Paper : RedTE: Mitigating Subsecond Traffic Bursts with Real-time and Distributed Traffic Engineering
Authors : Fei Gui, Songtao Wang, Dan Li, Li Chen, Kaihui Gao, Congcong Min, Yi Wang.
Presenter : Mengrui Zhang, Xiamen University.
Guest of Honor : Feigui, Qinghua University. Kaihui Gao, Zhongguancun Laboratory.
Q: Why add the two components of the reward function linearly? Why not multiply them or take a logarithmic form?
A (Kaihui):
- Many experiments were done; the linear form balances utilization and number of updated entries.
- Alpha is a tunable parameter depending on the user’s concern (e.g., utilization vs. update latency).
- Linear combination is simple and intuitive, though other combinations may yield better performance.
Qiao: That makes sense. Simplicity is key, but exploring more complex combinations could be worthwhile.
Q: How is the number of updated entries calculated? Do you follow methods like those in the z-update paper for disruption-free updates and minimal updates?
A (Kaihui):
- There is a fixed-size rule table.
- By comparing the current action with previous RL actions, the system identifies which entries have changed.
- Fewer changes mean better actions from the agent.
A (Fei):
- The number of updated entries correlates linearly with the change in traffic split ratios between consecutive time periods.
- For example, if the split changes from 20/80 to 10/30/60, and if each split is scaled to 100 terms, a 10% change means 10 entries updated.
- This is calculated across the whole network, not just a single router.
- The final reward function uses a max operation over all routers.
Q: Is the total number of updated entries calculated across the entire network or per-router?
A:
It is calculated network-wide, and the reward function takes the max value across all routers.

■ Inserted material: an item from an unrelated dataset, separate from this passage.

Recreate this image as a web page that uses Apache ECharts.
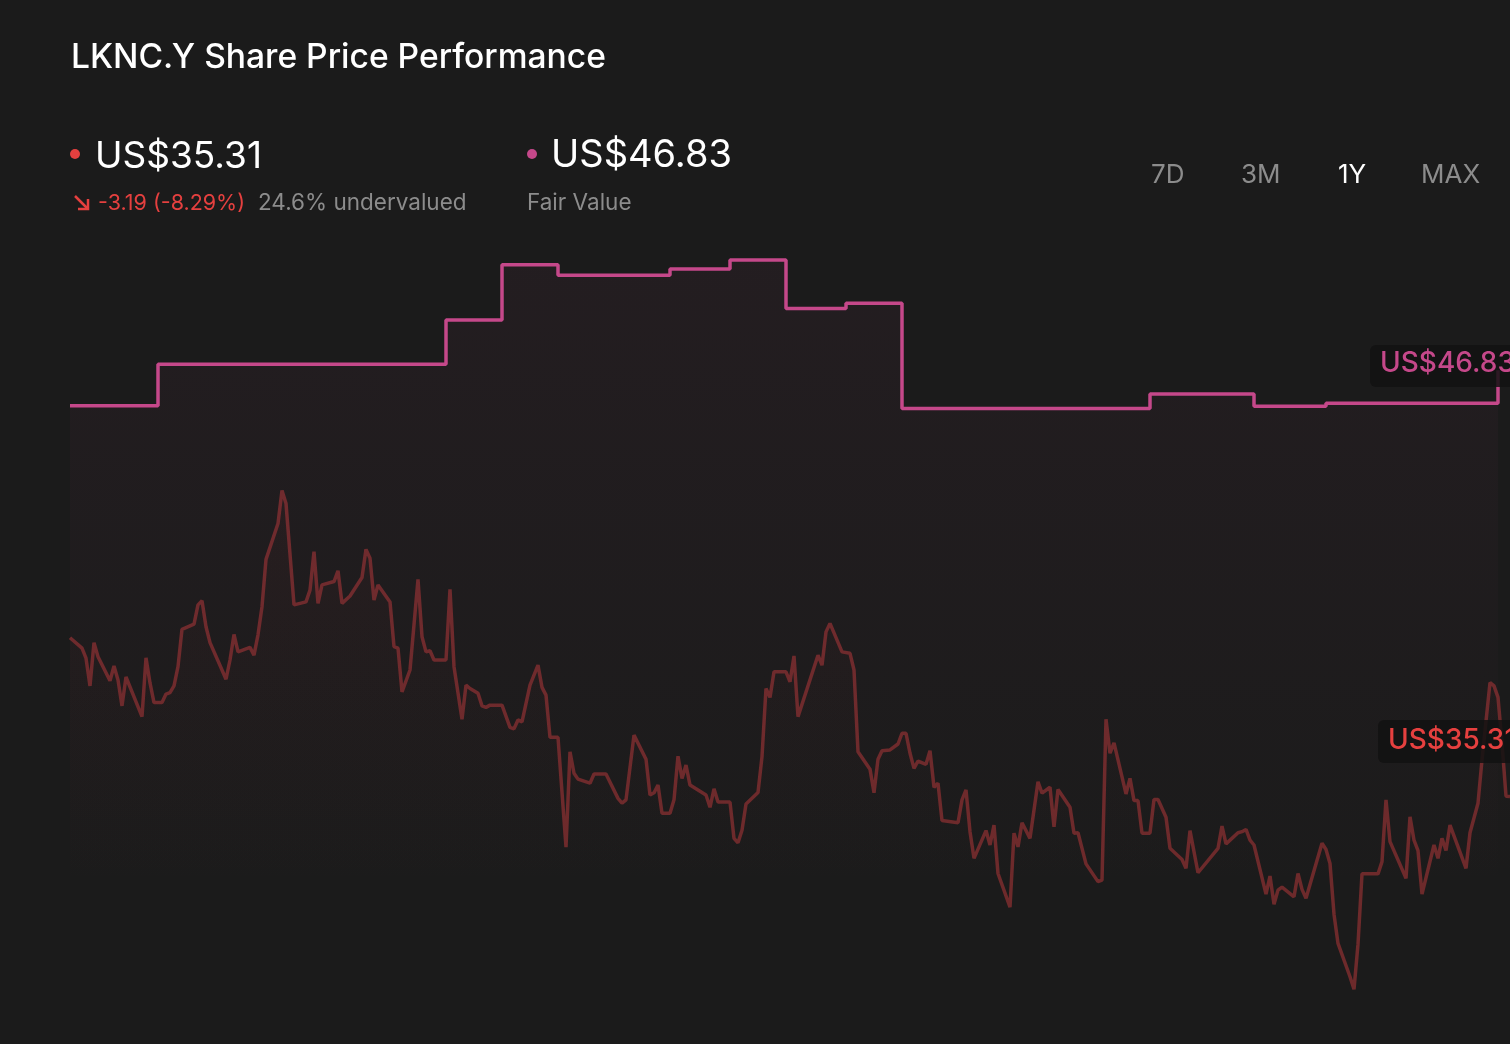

Q: I’m still a little fuzzy about the first design. How do you enable cooperation or collaboration between different routing agents? Is there a routing decision involved, and if so, how do you guarantee consistency?
A:
To avoid routing loops, we use fixed forwarding paths. Our agent selects from pre-computed end-to-end paths, which guarantees there are no routing loops. These paths can be implemented using Segment Routing (SR), MPLS, or SRv6.

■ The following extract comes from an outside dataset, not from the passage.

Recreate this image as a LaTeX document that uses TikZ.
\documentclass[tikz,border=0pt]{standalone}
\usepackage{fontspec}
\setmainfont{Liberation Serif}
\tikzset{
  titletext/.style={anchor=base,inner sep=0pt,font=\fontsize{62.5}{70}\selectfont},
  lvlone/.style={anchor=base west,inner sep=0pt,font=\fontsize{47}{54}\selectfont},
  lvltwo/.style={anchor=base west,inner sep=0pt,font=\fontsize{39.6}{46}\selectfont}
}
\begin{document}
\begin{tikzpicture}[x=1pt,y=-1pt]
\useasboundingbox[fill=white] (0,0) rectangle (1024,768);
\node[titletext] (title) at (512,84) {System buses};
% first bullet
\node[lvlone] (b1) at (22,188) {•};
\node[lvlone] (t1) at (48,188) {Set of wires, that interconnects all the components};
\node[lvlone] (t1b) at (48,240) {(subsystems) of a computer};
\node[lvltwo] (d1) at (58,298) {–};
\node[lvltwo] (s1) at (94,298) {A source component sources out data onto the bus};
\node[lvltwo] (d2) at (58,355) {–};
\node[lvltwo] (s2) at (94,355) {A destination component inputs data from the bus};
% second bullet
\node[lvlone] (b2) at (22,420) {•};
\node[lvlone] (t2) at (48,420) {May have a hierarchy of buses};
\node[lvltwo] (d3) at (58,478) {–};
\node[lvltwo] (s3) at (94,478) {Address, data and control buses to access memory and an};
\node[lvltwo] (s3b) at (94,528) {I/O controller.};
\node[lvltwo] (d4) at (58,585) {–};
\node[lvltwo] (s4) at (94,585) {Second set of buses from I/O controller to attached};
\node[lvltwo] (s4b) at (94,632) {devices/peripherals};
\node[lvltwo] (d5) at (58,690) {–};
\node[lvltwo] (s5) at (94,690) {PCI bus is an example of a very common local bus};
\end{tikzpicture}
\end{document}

Q: Did you use source routing like in the Decentralized SDN paper from Google and Berkeley presented at SIGCOMM 2024?
A:
Yes, we use source routing. The approach is similar in essence, although there may be differences in details.
Q: How do you handle topology or routing changes, like link down, link up, or the addition of new routers? If I update the set of pre-configured paths, do you need to retrain the model?
A:
- We can handle scenarios where several links fail, but we cannot handle cases where new routers or links are added.
- When a link is down, the path is considered very congested (utilization > 100%), and the model automatically adjusts traffic separation.
- In such scenarios, we don’t necessarily retrain the model from scratch, but there are limitations to what topological changes we can handle.
Q: The open-source code seems unmanaged or not aligned with the article. Do you still maintain or update it?
A:
We only open-sourced part of the code because the project is a collaboration with another organization that restricts full open-sourcing due to privacy and NDA agreements.
Q: In your learning process, are the state transitions consistent with standard reinforcement learning, or is there a unique design?
A:
Yes, there is a challenge. In traffic engineering, the environment is dynamic and traffic is continuously injected — making it an input-driven environment.
- State transitions are affected both by the agent’s actions and incoming traffic.
- As traffic arrival is random, the reward can also be random — sometimes good actions receive bad rewards.
- This makes training slower and harder to converge.
- We proposed a “circuit node traffic matrix replay” method to mitigate this and stabilize training.
Q: Are the states in your model connected? How does one action influence the next state? Shouldn’t the traffic matrix arrive first and then action be taken?
A:
There are two reinforcement learning types: closed-loop and input-driven.
- Our environment is input-driven, as traffic arrival affects state transitions.
- We replay traffic matrices during training so agents experience similar patterns and learn to make better decisions.
- You can look into “input-driven reinforcement learning” for deeper understanding.
Q: Is there a central system in your deployment that collects information and interacts with all agents? How does the global critic model work?
A:
No, in the deployment phase, there is no central system.
- Agents are fully distributed.
- The global critic model is only used during the training phase and not in deployment.
Q: What’s the next step or major challenge for RedTE or distributed traffic engineering in general?
A:
We see potential improvements in:
-
Failure tolerance
-
More flexible routing decisions
However, increasing flexibility often introduces risks like routing loops or inconsistency, so it’s a trade-off.
-
A promising direction is combining reinforcement learning with formal verification — if agents output illegal actions, they can be penalized with bad rewards.
-
Formal verification could play an important role in future designs.